The Senate voted by a whopping 98-1 margin to approve the Corker-Menendez bill giving it 30 days to review and approve or vote down any nuclear agreement negotiated with the Iran regime and the P5+1 group of nations; affirming the utter failure by Iran’s lobbyists to halt the drive for Congressional review.
While the passage of this landmark legislation – where it is headed towards a similar passage in the House – represents the hard work of a bipartisan coalition of legislators to wedge Congress into the Iran nuclear talks, it boldly shows the ineffectual nature of the Iran lobby, especially the National Iranian American Council led by Trita Parsi.
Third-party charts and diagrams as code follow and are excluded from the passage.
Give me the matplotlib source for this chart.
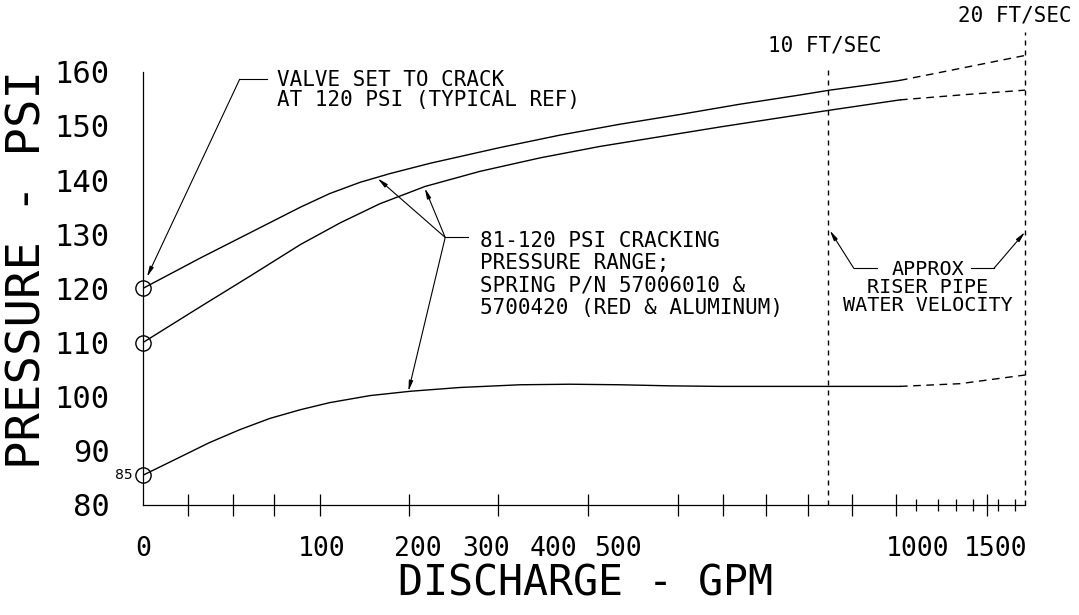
import matplotlib
matplotlib.use('Agg')
import matplotlib.pyplot as plt
import numpy as np

# discharge (GPM) vs pressure (PSI)
gpm_hi = [0, 32, 60, 88, 108, 140, 171, 218, 321, 411, 503, 603, 703, 803, 853, 920, 970]
psi_hi = [120.0, 125.6, 130.3, 135.0, 137.5, 139.6, 141.2, 143.1, 146.0, 148.3, 150.3,
          152.1, 154.0, 155.7, 156.6, 157.6, 158.4]
gpm_hi_ext = [970, 1269, 1700]
psi_hi_ext = [158.4, 160.6, 163.0]

gpm_mid = [0, 32, 60, 88, 119, 160, 210, 291, 381, 472, 570, 670, 770, 853, 970]
psi_mid = [110.0, 116.6, 122.3, 128.1, 132.1, 135.6, 138.8, 141.6, 144.1, 146.2, 148.0,
           149.8, 151.5, 152.9, 154.8]
gpm_mid_ext = [970, 1269, 1700]
psi_mid_ext = [154.8, 155.7, 156.6]

gpm_lo = [0, 21, 37, 54, 71, 88, 108, 150, 192, 262, 351, 426, 503, 587, 670, 970]
psi_lo = [85.5, 88.9, 91.5, 93.9, 96.0, 97.6, 98.9, 100.2, 101.0, 101.7, 102.2, 102.3,
          102.2, 102.0, 101.9, 101.9]
gpm_lo_ext = [970, 1269, 1700]
psi_lo_ext = [101.9, 102.4, 104.0]

start_gpm = [0, 0, 0]
start_psi = [120, 110, 85.5]

vel_gpm = [850, 1700]
vel_labels = ['10 FT/SEC', '20 FT/SEC']

xlabels = [0, 100, 200, 300, 400, 500, 1000, 1500]
xticks_tall = [25, 50, 73, 99, 191, 318, 454, 600, 675, 747, 817, 890, 963, 1442]
xticks_short = [997, 1128, 1244, 1353, 1513, 1631]
yvals = [80, 90, 100, 110, 120, 130, 140, 150, 160]

# the drawing's x axis is not linear: piecewise mapping through the labelled values
scale_gpm = np.array([0, 100, 200, 300, 400, 500, 1000, 1500, 1700], float)
scale_pos = np.array([143, 322, 418, 486, 553, 618, 918, 996, 1025], float)


def _lin(x, xa, ya):
    x = np.asarray(x, float)
    y = np.interp(x, xa, ya)
    lo = ya[0] + (x - xa[0]) * (ya[1] - ya[0]) / (xa[1] - xa[0])
    hi = ya[-1] + (x - xa[-1]) * (ya[-1] - ya[-2]) / (xa[-1] - xa[-2])
    return np.where(x < xa[0], lo, np.where(x > xa[-1], hi, y))


fwd = lambda x: _lin(x, scale_gpm, scale_pos)
inv = lambda p: _lin(p, scale_pos, scale_gpm)

MONO = 'DejaVu Sans Mono'
plt.rcParams['font.family'] = MONO

fig = plt.figure(figsize=(10.79, 6.15), dpi=100)
ax = fig.add_axes([143/1079, 110/615, (1025-143)/1079, 505/615])
ax.set_xscale('function', functions=(fwd, inv))
ax.set_xlim(0, 1700)
ax.set_ylim(80, 80 + 505/5.416)

for s in ['top', 'right']:
    ax.spines[s].set_visible(False)
ax.spines['left'].set_bounds(80, 160)
ax.spines['left'].set_linewidth(0.9)
ax.spines['bottom'].set_linewidth(0.9)

ax.set_yticks(yvals)
ax.set_yticklabels([str(v) for v in yvals], fontsize=22)
ax.set_yticks(yvals[1:], minor=True)
ax.set_xticks(xlabels)
ax.set_xticklabels([str(v) for v in xlabels], fontsize=19)
ax.set_xticks(xticks_tall, minor=True)
ax.tick_params(axis='both', which='major', length=0)
ax.tick_params(axis='y', which='major', pad=24)
ax.tick_params(axis='x', which='major', pad=22)
ax.tick_params(axis='both', which='minor', direction='inout', length=16, width=0.9)
ax.plot(xticks_short, [80]*len(xticks_short), ls='none', marker='|', ms=8, mew=0.9,
        color='black', clip_on=False)

ax.plot(gpm_hi, psi_hi, color='black', lw=1)
ax.plot(gpm_mid, psi_mid, color='black', lw=1)
ax.plot(gpm_lo, psi_lo, color='black', lw=1)
for gx, py in [(gpm_hi_ext, psi_hi_ext), (gpm_mid_ext, psi_mid_ext), (gpm_lo_ext, psi_lo_ext)]:
    ax.plot(gx, py, color='black', lw=1, dashes=(5.5, 4))
ax.plot(start_gpm, start_psi, ls='none', marker='o', ms=11, mfc='none', mec='black',
        mew=1, clip_on=False)
ax.annotate('85', (0, 85.5), xytext=(-14, 0), textcoords='offset points', fontsize=10,
            ha='center', va='center', family='DejaVu Sans')

# velocity lines
tops = [161.2, 167.3]
for g, t in zip(vel_gpm, tops):
    ax.plot([g, g], [80, t], color='black', lw=1, dashes=(3.6, 3.6), clip_on=False)
ax.text(845, 164.9, vel_labels[0], fontsize=15, ha='center', va='center')
ax.text(1631, 170.4, vel_labels[1], fontsize=15, ha='center', va='center')

ap = dict(arrowstyle='-|>,head_length=0.6,head_width=0.12', color='black', lw=0.8,
          shrinkA=0, shrinkB=0)

# valve note
ax.plot([54, 69], [158.6, 158.6], color='black', lw=0.8, clip_on=False)
ax.annotate('', xy=(2.2, 122.1), xytext=(54, 158.6), arrowprops=ap)
ax.text(75, 156.6, 'VALVE SET TO CRACK\nAT 120 PSI (TYPICAL REF)', fontsize=15,
        ha='left', va='center', linespacing=1.0)

# cracking range note
ax.plot([240, 273], [129.4, 129.4], color='black', lw=0.8)
for tip in [(158, 140.3), (210, 138.5), (190, 101.0)]:
    ax.annotate('', xy=tip, xytext=(240, 129.4), arrowprops=ap)
ax.text(291, 122.6, '81-120 PSI CRACKING\nPRESSURE RANGE;\nSPRING P/N 57006010 &\n5700420 (RED & ALUMINUM)',
        fontsize=15, ha='left', va='center', linespacing=1.15)

# riser pipe note
ax.plot([893, 932], [123.7, 123.7], color='black', lw=0.8)
ax.plot([1340, 1487], [123.7, 123.7], color='black', lw=0.8)
ax.annotate('', xy=(853, 130.7), xytext=(893, 123.7), arrowprops=ap)
ax.annotate('', xy=(1700, 130.4), xytext=(1487, 123.7), arrowprops=ap)
ax.text(1064, 120.2, 'APPROX\nRISER PIPE\nWATER VELOCITY', fontsize=14.5,
        ha='center', va='center', linespacing=0.95)

fig.text(28/1079, 1 - 270/615, 'PRESSURE - PSI', rotation=90, fontsize=34,
         ha='center', va='center')
fig.text(585/1079, 1 - 584/615, 'DISCHARGE - GPM', fontsize=30, ha='center', va='center')

fig.savefig('out.png', dpi=100)
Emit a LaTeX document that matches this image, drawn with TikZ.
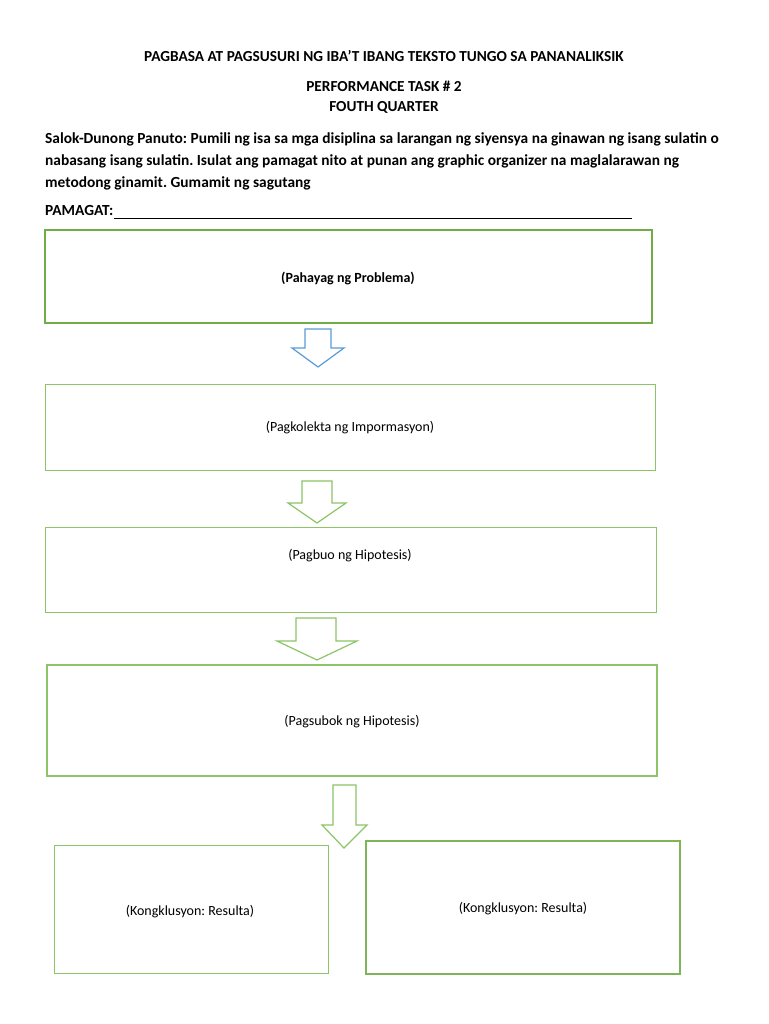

The NIAC has loudly opposed any effort to allow Congress approval of any deal. When the Corker-Menendez bill was first introduced, NIAC issued a quick denouncement warning that “under this legislation, Congress would delay the implementation of any nuclear deal reached with Iran while deciding whether to permanently remove the President’s powers to execute a deal.”
The NIAC rightly recognizes that allowing Congress to approve any deal would bring the regime’s conduct into the equation and allow a public debate on whether or not a regime involved in proxy wars, terrorist activities, brutal human rights abuses and provoking sectarian civil wars is trustworthy enough for an agreement.
A recent NBC News poll found 68 percent of Americans believed Iran was either not too likely or not likely at all to abide by a nuclear agreement. Senators are not dumb, they can read a poll better than anyone else and these types of numbers compelled them to ignore the complaints of the Iran lobby and opt for further oversight.
But the legislative win wasn’t complete. There still remained within the bill some troubling provisions outlined by the Washington Post and decried by co-sponsor Sen. Robert Menendez (D-NJ) including “provisions that may wind up in a final deal — affording Iran immediate sanctions relief (‘a signing bonus’), allowing Iran to keep working on advanced research, reliance on the faulty concept of snapback sanctions, the failure to secure anytime/any place inspections, Iran’s refusal to come clean on past military dimensions of the program and excluding terrorism from sanctions consideration.”
But Sen. Menendez signaled that this bill would not be the final word on the Iran regime’s conduct, promising additional legislation.
“I stand ready to work with colleagues immediately on pursuing other concerns such as missile technology, such as terrorism, such as their human rights violations, such as their anti-Semitism, such as the Americans who are being held hostage. And to look at either sanctions or enhanced sanctions if they already exist on some of these elements that we should be considering. That is separate and apart from a nuclear program,” he said.
The NIAC, stinging from the Senate defeat, has turned its attention to the upcoming House vote, where it is also headed to another defeat, placing its hopes in a letter circulated among Democratic House members urging President Obama to stay the course in seeking a deal with the Iran regime. The letter, signed by 150 House members, including six non-voting members from U.S. territories, does not represent enough members to halt an override of a presidential veto.
It is clear that even after a “all hands on deck” mobilization by the NIAC to get enough signatures for the House letter, knowing the overwhelming defeat it faced in the Senate, it still could not muster the 145 House members necessary to sustain a presidential veto and instead attempted to hide the failure by counting the six non-voting members.
The fact that NIAC attempted this pathetic fig leaf did little to hide its waning ability to influence the ongoing nuclear debate.